Collected data
━━━━━━━━

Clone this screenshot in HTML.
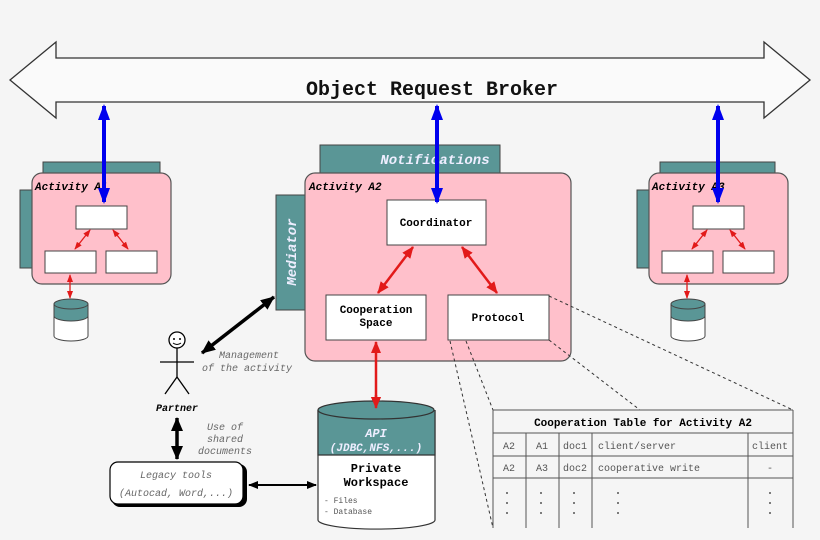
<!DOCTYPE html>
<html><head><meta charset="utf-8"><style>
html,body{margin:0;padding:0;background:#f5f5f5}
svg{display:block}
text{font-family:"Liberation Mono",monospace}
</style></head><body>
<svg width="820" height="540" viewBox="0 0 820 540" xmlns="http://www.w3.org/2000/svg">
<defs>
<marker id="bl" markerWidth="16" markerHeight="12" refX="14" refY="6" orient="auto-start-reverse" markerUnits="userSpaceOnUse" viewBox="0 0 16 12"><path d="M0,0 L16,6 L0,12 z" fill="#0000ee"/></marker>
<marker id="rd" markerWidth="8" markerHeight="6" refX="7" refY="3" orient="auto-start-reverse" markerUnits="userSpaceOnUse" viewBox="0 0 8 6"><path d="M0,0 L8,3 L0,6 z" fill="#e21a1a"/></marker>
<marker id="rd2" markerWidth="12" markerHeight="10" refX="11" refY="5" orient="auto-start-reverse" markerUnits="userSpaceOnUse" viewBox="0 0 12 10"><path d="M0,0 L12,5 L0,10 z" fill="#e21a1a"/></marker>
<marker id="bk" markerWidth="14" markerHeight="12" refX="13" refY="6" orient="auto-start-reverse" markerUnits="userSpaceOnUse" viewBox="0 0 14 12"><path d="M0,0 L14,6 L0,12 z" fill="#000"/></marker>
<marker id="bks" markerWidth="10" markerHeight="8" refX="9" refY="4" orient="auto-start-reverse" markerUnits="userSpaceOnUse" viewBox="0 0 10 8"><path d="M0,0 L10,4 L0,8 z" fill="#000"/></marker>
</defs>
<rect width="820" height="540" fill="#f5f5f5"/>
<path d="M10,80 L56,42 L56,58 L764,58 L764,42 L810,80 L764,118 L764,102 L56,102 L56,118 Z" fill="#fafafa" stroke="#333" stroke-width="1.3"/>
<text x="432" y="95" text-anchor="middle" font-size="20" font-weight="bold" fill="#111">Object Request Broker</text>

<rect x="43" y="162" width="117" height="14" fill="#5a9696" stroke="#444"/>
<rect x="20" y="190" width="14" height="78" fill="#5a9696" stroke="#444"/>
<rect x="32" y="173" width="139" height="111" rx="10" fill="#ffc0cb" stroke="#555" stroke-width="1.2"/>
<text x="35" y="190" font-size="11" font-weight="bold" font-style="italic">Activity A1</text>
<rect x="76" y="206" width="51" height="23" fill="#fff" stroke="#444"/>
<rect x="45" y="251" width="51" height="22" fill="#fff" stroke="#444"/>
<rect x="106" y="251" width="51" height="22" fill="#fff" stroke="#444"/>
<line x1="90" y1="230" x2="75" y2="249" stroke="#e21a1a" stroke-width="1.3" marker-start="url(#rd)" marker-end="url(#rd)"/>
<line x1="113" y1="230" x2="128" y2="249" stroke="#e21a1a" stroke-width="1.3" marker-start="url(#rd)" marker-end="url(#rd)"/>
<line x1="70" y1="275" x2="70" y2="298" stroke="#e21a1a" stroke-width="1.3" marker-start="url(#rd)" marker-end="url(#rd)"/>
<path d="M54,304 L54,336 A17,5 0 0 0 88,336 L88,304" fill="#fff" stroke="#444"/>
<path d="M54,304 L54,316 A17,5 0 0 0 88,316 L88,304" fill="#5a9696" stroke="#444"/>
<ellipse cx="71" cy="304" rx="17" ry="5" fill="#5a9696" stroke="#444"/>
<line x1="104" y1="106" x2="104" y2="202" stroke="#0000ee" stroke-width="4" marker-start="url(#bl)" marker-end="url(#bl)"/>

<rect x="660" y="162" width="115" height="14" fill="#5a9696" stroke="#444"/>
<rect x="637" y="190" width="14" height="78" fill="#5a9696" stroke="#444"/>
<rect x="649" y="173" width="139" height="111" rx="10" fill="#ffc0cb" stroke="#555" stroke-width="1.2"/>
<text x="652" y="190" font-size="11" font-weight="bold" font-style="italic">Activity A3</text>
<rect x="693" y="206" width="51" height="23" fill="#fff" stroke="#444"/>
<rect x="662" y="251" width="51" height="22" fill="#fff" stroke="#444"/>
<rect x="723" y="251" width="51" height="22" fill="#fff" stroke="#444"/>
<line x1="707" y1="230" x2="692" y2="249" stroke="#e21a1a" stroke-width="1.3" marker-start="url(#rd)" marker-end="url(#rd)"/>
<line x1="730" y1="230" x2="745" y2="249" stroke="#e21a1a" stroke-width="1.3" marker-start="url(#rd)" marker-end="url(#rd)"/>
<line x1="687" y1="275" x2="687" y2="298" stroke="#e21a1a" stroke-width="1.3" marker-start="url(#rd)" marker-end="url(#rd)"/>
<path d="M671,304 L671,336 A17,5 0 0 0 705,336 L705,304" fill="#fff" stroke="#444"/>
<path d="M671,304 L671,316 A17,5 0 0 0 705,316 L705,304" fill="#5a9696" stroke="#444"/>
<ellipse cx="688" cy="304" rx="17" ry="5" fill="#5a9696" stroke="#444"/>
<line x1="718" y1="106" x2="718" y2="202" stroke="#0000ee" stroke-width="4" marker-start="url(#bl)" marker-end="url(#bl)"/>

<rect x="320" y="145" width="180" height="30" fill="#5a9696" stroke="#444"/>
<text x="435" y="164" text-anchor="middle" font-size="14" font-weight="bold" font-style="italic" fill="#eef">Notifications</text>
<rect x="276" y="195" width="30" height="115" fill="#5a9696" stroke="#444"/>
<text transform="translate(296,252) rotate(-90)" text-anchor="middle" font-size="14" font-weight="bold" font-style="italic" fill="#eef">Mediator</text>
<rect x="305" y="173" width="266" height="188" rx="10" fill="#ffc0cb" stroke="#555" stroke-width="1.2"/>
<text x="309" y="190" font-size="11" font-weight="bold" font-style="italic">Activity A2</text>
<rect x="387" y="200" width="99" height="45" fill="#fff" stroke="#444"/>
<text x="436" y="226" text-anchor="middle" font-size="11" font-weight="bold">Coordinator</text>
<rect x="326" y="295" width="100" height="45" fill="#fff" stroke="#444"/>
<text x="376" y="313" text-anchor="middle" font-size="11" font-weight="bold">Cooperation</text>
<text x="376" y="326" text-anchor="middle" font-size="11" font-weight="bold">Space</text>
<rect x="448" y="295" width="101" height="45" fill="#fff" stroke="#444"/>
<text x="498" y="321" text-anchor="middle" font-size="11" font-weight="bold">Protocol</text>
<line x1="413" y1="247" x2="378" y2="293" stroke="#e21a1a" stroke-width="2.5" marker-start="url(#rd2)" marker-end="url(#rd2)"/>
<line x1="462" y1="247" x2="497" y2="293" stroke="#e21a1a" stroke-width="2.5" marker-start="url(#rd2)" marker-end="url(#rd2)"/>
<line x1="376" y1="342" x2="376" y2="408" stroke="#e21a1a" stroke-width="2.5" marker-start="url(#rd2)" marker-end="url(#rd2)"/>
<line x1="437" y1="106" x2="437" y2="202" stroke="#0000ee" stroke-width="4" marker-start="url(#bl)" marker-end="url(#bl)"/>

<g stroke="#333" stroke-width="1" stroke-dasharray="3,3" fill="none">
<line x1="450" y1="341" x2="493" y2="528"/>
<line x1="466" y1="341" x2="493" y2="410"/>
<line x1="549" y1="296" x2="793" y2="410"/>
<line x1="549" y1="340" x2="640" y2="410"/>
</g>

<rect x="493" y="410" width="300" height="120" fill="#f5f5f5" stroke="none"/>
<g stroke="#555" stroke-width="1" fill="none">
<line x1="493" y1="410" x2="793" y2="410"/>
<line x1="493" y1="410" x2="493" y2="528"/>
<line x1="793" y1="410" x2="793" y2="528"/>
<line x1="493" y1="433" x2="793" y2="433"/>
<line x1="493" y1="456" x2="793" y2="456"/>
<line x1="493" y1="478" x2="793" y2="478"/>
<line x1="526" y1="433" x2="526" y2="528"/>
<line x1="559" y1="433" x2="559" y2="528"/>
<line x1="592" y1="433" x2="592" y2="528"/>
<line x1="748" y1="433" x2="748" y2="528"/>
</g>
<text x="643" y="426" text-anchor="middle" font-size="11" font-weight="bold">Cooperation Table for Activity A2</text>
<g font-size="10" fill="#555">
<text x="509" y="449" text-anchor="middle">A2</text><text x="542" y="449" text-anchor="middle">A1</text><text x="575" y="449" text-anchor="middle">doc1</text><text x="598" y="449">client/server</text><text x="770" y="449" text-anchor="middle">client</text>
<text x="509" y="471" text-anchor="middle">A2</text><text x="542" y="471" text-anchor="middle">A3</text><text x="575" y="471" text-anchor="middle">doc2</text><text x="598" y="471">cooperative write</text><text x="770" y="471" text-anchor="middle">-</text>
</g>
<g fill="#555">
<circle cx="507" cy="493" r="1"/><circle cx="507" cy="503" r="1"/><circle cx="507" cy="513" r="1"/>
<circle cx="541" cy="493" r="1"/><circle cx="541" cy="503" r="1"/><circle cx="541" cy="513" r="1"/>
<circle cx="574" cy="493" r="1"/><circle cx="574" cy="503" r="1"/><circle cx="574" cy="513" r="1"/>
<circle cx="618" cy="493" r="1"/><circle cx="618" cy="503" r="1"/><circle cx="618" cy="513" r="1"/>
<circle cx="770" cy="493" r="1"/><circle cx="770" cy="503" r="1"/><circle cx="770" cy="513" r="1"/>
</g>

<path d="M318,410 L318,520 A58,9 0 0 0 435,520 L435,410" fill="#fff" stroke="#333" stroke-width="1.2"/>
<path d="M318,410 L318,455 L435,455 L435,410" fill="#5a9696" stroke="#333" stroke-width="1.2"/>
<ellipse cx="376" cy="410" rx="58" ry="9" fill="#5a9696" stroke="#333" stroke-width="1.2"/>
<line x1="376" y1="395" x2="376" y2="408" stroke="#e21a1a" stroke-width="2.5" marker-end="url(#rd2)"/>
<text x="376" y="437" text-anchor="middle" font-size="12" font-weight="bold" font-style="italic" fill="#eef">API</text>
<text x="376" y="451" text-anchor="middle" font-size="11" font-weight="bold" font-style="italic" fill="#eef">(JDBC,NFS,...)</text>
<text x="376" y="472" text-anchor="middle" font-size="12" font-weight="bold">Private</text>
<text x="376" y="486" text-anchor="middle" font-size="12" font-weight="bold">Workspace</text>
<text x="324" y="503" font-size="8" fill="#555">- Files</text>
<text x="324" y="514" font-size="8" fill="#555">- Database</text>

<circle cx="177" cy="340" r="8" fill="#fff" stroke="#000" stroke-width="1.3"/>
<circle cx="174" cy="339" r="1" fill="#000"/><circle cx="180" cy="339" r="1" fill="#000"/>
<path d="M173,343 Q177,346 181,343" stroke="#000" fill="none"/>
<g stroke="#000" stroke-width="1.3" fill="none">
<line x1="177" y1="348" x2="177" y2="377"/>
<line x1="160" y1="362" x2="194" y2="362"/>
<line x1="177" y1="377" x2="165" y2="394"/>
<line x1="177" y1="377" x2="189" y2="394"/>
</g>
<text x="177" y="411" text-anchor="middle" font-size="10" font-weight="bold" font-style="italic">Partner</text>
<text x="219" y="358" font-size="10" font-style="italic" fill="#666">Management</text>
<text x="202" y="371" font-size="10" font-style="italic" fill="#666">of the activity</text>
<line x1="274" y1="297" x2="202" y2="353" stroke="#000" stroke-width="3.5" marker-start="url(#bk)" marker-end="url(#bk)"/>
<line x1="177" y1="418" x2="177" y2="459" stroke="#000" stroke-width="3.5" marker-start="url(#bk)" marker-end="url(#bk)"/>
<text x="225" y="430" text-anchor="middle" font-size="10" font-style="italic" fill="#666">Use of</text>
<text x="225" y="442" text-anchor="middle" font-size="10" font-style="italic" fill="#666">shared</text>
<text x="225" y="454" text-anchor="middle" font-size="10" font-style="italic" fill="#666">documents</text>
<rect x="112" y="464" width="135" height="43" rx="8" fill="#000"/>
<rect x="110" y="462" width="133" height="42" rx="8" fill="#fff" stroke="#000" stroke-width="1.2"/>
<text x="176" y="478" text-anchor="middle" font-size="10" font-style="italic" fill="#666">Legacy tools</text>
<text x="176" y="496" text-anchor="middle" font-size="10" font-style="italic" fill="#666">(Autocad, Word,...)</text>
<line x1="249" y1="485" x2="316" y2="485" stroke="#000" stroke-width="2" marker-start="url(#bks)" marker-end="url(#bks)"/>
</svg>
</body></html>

━━━━━━━━

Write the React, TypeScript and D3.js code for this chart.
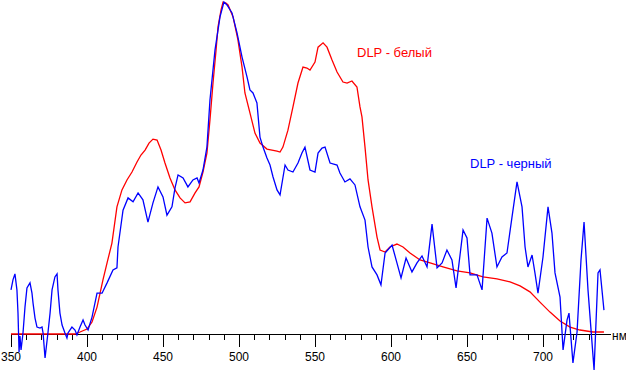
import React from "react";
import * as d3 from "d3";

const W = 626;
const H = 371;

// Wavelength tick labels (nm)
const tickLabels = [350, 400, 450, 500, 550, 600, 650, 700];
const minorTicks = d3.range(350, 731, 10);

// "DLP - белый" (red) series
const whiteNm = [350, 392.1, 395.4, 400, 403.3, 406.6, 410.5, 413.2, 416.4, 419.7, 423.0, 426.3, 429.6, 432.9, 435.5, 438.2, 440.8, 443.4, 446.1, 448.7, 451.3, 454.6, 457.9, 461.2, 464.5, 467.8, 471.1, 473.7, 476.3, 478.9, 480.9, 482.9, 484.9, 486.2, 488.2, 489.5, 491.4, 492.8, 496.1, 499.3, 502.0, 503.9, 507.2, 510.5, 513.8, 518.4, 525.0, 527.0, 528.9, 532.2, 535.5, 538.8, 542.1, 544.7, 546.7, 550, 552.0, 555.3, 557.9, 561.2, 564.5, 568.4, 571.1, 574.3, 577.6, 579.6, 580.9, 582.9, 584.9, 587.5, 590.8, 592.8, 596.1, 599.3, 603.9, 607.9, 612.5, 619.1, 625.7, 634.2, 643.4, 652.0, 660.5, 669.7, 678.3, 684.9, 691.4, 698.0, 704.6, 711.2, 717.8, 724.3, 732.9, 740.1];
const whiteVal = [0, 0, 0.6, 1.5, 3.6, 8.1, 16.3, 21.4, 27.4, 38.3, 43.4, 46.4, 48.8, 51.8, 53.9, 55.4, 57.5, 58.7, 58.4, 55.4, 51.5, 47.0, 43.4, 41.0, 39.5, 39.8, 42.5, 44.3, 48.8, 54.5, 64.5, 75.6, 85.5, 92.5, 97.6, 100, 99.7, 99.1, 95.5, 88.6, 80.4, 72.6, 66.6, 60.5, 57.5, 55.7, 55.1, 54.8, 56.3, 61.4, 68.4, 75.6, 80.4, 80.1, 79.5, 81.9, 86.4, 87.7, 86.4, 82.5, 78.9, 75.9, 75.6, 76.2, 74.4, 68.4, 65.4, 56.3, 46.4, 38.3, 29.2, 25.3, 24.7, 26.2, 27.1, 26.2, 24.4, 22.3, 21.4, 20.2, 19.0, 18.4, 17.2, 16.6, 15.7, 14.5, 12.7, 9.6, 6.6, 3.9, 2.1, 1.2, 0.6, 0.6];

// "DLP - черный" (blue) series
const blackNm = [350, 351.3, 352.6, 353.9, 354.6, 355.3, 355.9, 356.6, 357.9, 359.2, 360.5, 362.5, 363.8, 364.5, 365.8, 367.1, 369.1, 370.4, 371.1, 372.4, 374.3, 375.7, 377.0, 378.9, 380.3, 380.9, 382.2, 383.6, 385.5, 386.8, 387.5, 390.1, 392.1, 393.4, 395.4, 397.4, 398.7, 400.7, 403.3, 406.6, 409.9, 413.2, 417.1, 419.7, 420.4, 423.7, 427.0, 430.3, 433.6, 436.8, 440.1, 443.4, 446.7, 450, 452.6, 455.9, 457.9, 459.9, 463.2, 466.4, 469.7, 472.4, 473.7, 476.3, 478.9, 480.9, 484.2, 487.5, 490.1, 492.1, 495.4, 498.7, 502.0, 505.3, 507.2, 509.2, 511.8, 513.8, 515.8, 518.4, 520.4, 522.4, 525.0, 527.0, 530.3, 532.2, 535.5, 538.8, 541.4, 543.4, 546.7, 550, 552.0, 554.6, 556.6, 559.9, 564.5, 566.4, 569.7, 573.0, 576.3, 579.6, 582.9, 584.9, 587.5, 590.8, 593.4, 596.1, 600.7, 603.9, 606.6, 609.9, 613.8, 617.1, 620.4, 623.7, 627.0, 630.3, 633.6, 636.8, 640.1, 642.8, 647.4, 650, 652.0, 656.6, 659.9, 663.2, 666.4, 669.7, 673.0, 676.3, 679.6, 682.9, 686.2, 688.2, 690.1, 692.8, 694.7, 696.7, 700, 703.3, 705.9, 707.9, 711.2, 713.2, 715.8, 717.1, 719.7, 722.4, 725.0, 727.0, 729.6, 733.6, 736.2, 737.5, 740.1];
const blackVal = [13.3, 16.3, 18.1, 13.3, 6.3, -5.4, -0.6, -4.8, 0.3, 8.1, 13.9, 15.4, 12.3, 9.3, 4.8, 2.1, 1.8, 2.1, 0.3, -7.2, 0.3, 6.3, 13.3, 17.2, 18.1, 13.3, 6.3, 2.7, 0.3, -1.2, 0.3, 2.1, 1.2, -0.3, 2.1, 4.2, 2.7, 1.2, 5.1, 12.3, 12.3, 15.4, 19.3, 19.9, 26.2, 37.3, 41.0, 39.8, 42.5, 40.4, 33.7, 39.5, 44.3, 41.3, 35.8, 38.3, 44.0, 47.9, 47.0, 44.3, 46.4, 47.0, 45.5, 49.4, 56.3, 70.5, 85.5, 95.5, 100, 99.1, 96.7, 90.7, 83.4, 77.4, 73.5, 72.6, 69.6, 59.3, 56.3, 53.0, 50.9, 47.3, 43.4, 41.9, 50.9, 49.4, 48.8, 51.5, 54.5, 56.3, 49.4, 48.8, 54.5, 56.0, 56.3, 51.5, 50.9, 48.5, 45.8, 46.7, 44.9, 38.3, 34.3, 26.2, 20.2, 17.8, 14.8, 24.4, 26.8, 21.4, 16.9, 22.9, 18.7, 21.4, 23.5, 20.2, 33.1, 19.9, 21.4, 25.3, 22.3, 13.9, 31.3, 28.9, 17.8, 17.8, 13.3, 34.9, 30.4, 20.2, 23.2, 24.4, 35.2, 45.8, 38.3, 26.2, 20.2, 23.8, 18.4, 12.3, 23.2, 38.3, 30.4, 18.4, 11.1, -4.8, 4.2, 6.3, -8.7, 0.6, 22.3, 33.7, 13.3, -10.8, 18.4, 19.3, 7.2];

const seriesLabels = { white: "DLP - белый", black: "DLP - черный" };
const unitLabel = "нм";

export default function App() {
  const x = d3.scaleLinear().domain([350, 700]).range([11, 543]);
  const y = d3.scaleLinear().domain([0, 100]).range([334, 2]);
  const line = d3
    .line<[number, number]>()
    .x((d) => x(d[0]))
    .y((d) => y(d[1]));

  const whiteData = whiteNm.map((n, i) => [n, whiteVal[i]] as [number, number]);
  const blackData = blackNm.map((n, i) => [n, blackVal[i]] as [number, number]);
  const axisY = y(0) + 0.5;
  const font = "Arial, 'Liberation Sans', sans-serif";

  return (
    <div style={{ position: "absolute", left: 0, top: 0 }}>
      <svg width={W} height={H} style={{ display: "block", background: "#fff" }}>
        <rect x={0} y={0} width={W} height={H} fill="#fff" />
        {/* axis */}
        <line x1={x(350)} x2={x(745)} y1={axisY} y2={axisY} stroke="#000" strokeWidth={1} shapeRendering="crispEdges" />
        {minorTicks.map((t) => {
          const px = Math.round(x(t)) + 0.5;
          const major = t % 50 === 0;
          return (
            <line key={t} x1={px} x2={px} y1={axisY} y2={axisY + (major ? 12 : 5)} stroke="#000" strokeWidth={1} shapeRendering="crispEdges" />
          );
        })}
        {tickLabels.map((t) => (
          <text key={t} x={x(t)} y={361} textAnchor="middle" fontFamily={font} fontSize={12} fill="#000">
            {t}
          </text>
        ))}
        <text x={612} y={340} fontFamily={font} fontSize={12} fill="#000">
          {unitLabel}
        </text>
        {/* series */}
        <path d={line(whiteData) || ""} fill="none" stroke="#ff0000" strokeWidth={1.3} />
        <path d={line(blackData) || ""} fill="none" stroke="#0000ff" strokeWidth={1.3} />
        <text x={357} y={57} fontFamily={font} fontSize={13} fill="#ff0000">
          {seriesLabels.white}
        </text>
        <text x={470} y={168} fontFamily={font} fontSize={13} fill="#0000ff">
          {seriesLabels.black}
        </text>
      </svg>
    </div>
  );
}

━━━━━━━━

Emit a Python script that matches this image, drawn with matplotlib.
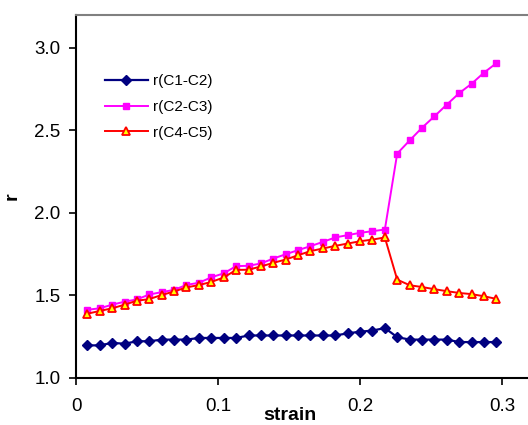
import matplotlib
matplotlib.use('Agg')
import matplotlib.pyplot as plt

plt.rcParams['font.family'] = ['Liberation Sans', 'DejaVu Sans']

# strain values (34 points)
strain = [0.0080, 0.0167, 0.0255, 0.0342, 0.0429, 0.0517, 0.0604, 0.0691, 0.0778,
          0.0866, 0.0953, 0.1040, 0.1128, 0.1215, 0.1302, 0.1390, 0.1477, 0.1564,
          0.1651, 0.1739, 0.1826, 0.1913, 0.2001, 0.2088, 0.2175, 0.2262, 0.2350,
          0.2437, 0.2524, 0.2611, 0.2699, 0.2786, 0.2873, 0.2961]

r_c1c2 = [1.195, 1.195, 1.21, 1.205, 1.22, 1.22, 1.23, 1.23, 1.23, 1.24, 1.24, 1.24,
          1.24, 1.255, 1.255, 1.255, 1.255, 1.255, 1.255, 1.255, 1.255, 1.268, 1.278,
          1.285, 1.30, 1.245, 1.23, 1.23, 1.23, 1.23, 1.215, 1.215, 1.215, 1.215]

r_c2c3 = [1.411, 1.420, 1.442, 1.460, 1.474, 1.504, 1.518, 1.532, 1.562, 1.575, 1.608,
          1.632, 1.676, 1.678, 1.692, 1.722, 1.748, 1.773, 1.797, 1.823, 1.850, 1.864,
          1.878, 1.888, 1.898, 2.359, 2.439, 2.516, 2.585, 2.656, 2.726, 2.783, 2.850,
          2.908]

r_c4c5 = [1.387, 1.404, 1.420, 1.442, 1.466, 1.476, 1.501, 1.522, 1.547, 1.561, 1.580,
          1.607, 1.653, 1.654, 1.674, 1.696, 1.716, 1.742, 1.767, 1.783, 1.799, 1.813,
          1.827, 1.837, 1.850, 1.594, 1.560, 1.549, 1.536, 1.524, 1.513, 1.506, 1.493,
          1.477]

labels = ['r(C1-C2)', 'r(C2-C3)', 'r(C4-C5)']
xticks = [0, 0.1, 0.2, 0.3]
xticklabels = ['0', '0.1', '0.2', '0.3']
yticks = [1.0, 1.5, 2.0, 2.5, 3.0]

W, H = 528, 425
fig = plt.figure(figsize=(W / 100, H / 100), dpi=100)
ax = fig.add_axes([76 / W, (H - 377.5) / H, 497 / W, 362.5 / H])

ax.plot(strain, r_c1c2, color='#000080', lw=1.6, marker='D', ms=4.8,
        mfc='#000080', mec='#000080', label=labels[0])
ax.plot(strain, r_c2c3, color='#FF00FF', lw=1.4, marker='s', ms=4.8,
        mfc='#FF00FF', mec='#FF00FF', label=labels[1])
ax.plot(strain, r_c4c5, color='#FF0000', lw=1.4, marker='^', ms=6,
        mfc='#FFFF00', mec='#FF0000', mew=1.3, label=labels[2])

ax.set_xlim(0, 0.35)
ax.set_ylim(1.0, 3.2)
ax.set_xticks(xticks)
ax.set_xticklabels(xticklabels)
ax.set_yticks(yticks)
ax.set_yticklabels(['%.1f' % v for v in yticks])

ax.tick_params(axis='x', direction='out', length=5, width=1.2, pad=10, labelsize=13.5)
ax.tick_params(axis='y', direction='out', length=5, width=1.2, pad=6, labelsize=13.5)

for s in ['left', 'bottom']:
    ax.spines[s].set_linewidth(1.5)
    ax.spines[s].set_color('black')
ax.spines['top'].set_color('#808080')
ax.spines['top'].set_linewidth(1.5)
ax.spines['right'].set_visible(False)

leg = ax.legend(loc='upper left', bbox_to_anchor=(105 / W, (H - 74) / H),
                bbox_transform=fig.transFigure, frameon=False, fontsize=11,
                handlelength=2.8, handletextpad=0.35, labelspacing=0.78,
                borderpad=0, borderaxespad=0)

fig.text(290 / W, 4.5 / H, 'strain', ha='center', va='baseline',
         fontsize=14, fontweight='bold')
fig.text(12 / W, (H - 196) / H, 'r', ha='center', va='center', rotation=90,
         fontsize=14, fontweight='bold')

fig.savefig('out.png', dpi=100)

━━━━━━━━

TASK TO CARRY OUT: Give back the exact lines above, running from the one that has "Write the React, TypeScript" through the one that has "const H = 371;", with nothing added and no pictures.

CORRECT ANSWER:
Write the React, TypeScript and D3.js code for this chart.
import React from "react";
import * as d3 from "d3";

const W = 626;
const H = 371;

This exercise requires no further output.